Minister of Health and Seniors for Alberta Sarah Hoffman paid a visit to Lloydminster on July 14 to tour some of the facilities and catch up on the unique challenges that face the Border City’s health-care sector. She met with some of the concerned stakeholders, as well as MLAs Richard Starke and Colleen Young, to talk about the continuum of care and what the new government’s policies are regarding long-term facilities.
“I saw amazing staff who really care about their patients and are really inspired to get up in the morning and come give them the best quality of care, I want to say that first and foremost,” said Hoffman, while standing outside the Dr. Cooke Extended Care Centre facility.
“I met with a number of residents when we were walking around too, who are really happy to be living where they are and they’re grateful that they have companionship with the other residents as well as from the staff.”
In the government’s platform, Hoffman said they have plans to build 2,000 beds over the next four years and will be going ahead with building and staffing to meet the needs of the province. People she spoke to in Lloydminster said they want to ensure there are long-term plans to address the needs of residents and that taxpayers’ money is used responsibly.
Starke, MLA for Vermilion-Lloydminster, says the main issue is going forward with the memorandum of understanding (MOU) that was signed last year between the provinces of Alberta and Saskatchewan.
“We realize that there have been changes in ministers and government on the Alberta side, but nonetheless the importance of that document and the plans it lays out haven’t changed and it’s really important that we continue to move forward,” he said.
Another important issue that came up in discussion was the status of the grant for the affordable supportive living initiative (ASLI), which has been put on hold since the NDP took office. The Pioneer Lodge applied for the grant late last year so they can put the funds toward the lodge’s expansion.
Hoffman said though there were announcements made about the grant, no contracts were signed so they are going to take the time to make sure business plans and projections align with the needs and values of the province.
“I wouldn’t say that it’s been stopped, I would say that there are conversations happening to make sure that we are properly aligned in meeting the needs of not just seniors, but all Albertans,” she said.
Starke noted that Alberta is a big province with many concerns and needs from a lot of different communities and said he doesn’t anticipate an answer in the immediate future, but is looking forward to some feedback as soon as possible.

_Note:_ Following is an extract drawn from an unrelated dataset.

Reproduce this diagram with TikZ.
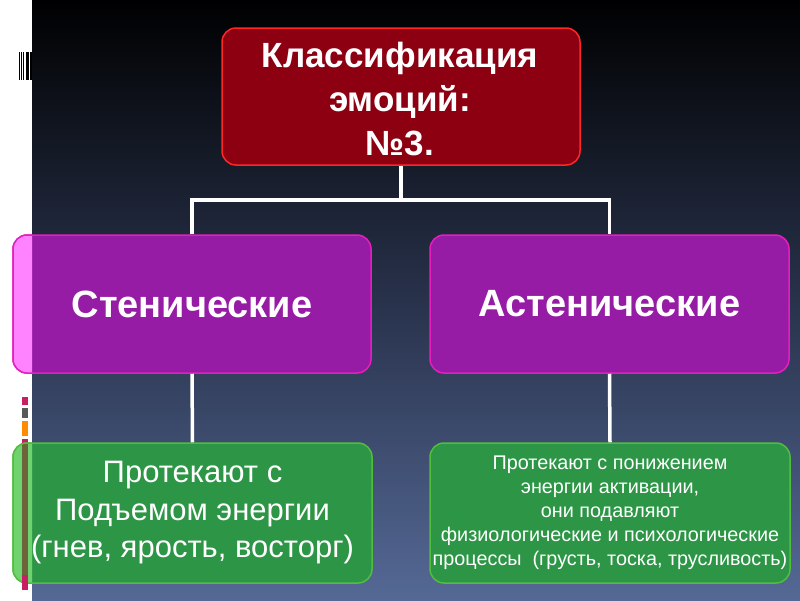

He said the expansion for the Pioneer Lodge is ready to go and if they can get the green light, the facility could be ready for residents as early as July 2017.

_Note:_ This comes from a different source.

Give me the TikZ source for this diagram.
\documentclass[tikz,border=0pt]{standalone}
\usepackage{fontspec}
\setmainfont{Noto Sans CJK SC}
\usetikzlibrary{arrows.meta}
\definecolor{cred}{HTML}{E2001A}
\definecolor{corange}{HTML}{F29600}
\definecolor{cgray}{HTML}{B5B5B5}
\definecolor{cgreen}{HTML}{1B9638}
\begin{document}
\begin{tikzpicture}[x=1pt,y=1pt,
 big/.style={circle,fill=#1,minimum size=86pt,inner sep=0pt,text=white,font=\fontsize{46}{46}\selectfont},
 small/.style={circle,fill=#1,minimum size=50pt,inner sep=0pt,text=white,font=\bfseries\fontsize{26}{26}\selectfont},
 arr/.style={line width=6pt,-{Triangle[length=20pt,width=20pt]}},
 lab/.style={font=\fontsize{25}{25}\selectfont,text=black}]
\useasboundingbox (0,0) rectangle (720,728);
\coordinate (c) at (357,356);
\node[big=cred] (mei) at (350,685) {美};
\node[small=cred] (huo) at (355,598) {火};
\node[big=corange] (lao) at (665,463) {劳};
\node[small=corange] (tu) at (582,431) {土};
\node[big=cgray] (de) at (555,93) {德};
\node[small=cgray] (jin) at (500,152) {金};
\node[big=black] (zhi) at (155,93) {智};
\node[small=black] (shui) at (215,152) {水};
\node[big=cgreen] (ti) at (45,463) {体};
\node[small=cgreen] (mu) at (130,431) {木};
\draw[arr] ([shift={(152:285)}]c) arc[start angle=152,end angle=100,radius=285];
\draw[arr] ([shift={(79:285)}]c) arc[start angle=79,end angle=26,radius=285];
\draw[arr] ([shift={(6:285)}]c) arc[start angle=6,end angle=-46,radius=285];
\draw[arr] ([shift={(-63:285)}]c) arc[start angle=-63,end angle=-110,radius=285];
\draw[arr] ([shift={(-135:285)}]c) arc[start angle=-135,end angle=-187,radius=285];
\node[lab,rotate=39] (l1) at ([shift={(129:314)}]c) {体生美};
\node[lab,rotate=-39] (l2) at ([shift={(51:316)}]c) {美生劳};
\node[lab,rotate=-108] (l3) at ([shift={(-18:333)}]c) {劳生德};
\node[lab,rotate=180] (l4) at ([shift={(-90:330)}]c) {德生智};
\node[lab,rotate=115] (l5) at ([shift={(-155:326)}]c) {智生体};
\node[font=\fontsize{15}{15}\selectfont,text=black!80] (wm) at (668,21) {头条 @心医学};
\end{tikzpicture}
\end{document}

Colleen Young, Saskatchewan MLA for Lloydminster, says she thinks Hoffman did a good job of listening to the city’s concerns during the visit and hopes the minister will take that message back to the Alberta legislature to help them understand the specific needs of the city that need to be uniquely addressed.

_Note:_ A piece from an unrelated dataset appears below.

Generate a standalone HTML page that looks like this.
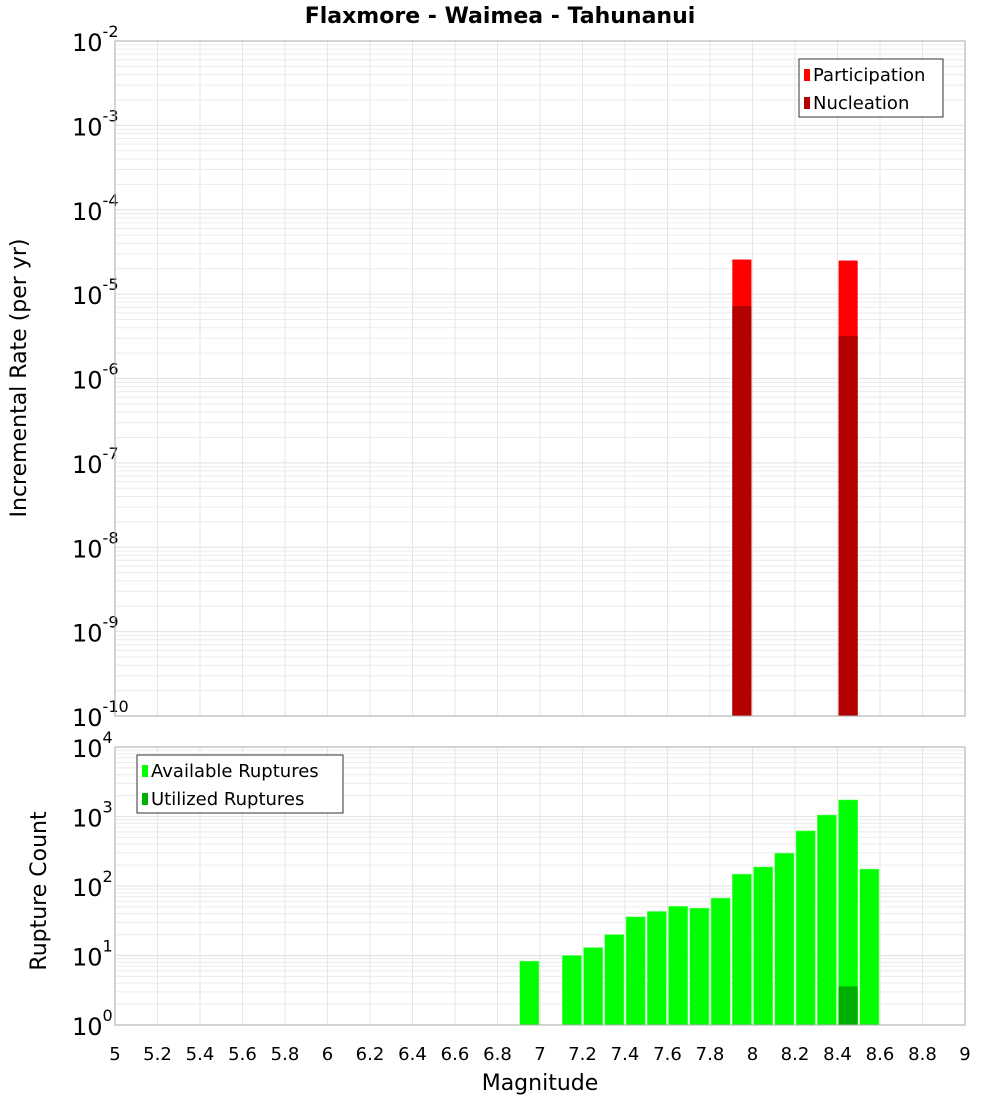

“There are always challenges,” Young said. “Budget cycles are different, terminology around seniors care is different in two provinces and I think that some parts of the bilateral agreement and the MOU need to bring those two ministries together to start working on those kinds of things, which will help Lloydminster in the long run. Getting them both to the table at the same time, I think, is the answer and I’m hopeful that will happen.”